**WHAT IS REQUIRED:** Gather all lines with "matplotlib" from the records.

begin

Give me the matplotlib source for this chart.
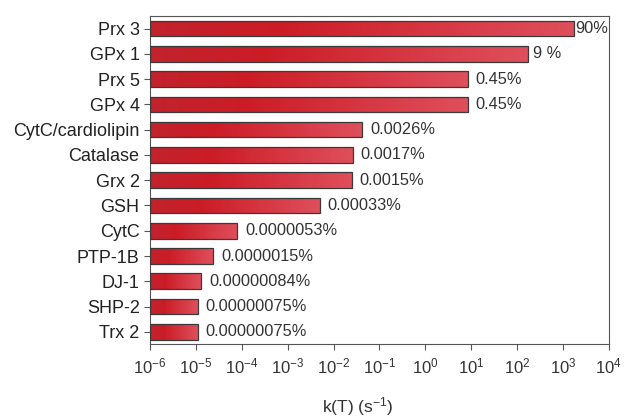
import numpy as np
import matplotlib.pyplot as plt
from matplotlib.colors import LinearSegmentedColormap

plt.rcParams['font.family'] = ['Liberation Sans', 'DejaVu Sans']
plt.rcParams['mathtext.fontset'] = 'custom'
plt.rcParams['mathtext.rm'] = 'Liberation Sans'
plt.rcParams['mathtext.it'] = 'Liberation Sans:italic'
plt.rcParams['mathtext.bf'] = 'Liberation Sans:bold'

proteins = ["Prx 3", "GPx 1", "Prx 5", "GPx 4", "CytC/cardiolipin", "Catalase",
            "Grx 2", "GSH", "CytC", "PTP-1B", "DJ-1", "SHP-2", "Trx 2"]
# k(T) in s^-1
k_values = [1.7e3, 1.75e2, 8.5, 8.5, 4.2e-2, 2.6e-2,
            2.5e-2, 5.0e-3, 8.0e-5, 2.4e-5, 1.3e-5, 1.1e-5, 1.1e-5]
shares = ["90%", "9 %", "0.45%", "0.45%", "0.0026%", "0.0017%",
          "0.0015%", "0.00033%", "0.0000053%", "0.0000015%", "0.00000084%",
          "0.00000075%", "0.00000075%"]
label_gaps = [0.03, 0.11, 0.17, 0.17, 0.17, 0.17, 0.17, 0.17, 0.17, 0.17, 0.17, 0.17, 0.17]

xmin, xmax = 1e-6, 1e4
bar_h = 0.62
nseg = 80

fig = plt.figure(figsize=(6.29, 4.19), dpi=100)
ax = fig.add_axes([0.2385, 0.179, 0.7295, 0.783])
ax.set_xscale("log")

cmap = LinearSegmentedColormap.from_list(
    "redgrad", [(0.0, "#c1222c"), (0.3, "#cb1c26"), (1.0, "#de4e5b")])

y = np.arange(len(proteins))
for i, v in enumerate(k_values):
    # gradient along each bar: split it into thin slices in log space
    edges = np.logspace(np.log10(xmin), np.log10(v), nseg + 1)
    cols = cmap(np.linspace(0, 1, nseg))
    ax.barh([i] * nseg, np.diff(edges), left=edges[:-1], height=bar_h,
            color=cols, linewidth=0, antialiased=False, zorder=2)
    ax.text(v * 10 ** label_gaps[i], i, shares[i], va="center", ha="left",
            fontsize=11.8, color="#333333")

ax.barh(y, [v - xmin for v in k_values], left=xmin, height=bar_h,
        facecolor="none", edgecolor="#3a3a3a", linewidth=0.9, zorder=3)

ax.set_xlim(xmin, xmax)
ax.set_ylim(12.48, -0.5)
ax.set_yticks(y)
ax.set_yticklabels(proteins, fontsize=13, color="#222222")
ax.set_xticks([10.0 ** e for e in range(-6, 5)])
ax.set_xticklabels([f"$10^{{{e}}}$" for e in range(-6, 5)], fontsize=12, color="#333333")
ax.minorticks_off()
ax.tick_params(axis="both", direction="out", length=4, width=0.8, color="#555555")
ax.tick_params(axis="x", pad=5)
ax.set_xlabel("k(T) (s$^{-1}$)", fontsize=12.5, color="#333333")
ax.xaxis.set_label_coords(0.453, -0.155)
for s in ax.spines.values():
    s.set_color("#555555")
    s.set_linewidth(0.8)

fig.savefig("out.png", dpi=100)
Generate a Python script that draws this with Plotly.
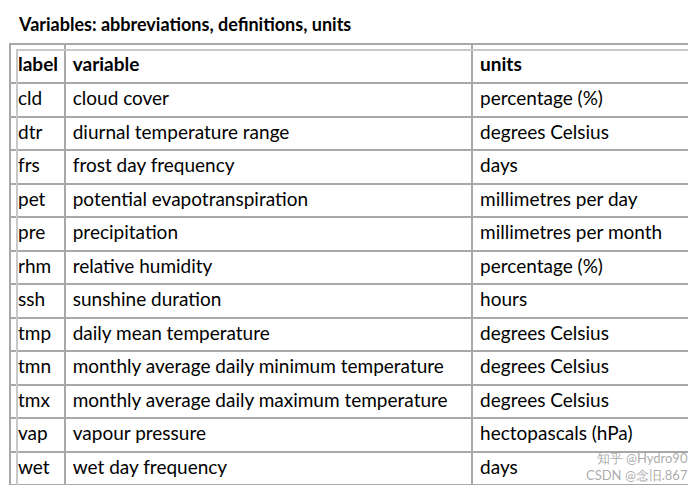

end

**ANSWER TO THE PROBLEM:**
Give me the matplotlib source for this chart.
import matplotlib.pyplot as plt
from matplotlib.colors import LinearSegmentedColormap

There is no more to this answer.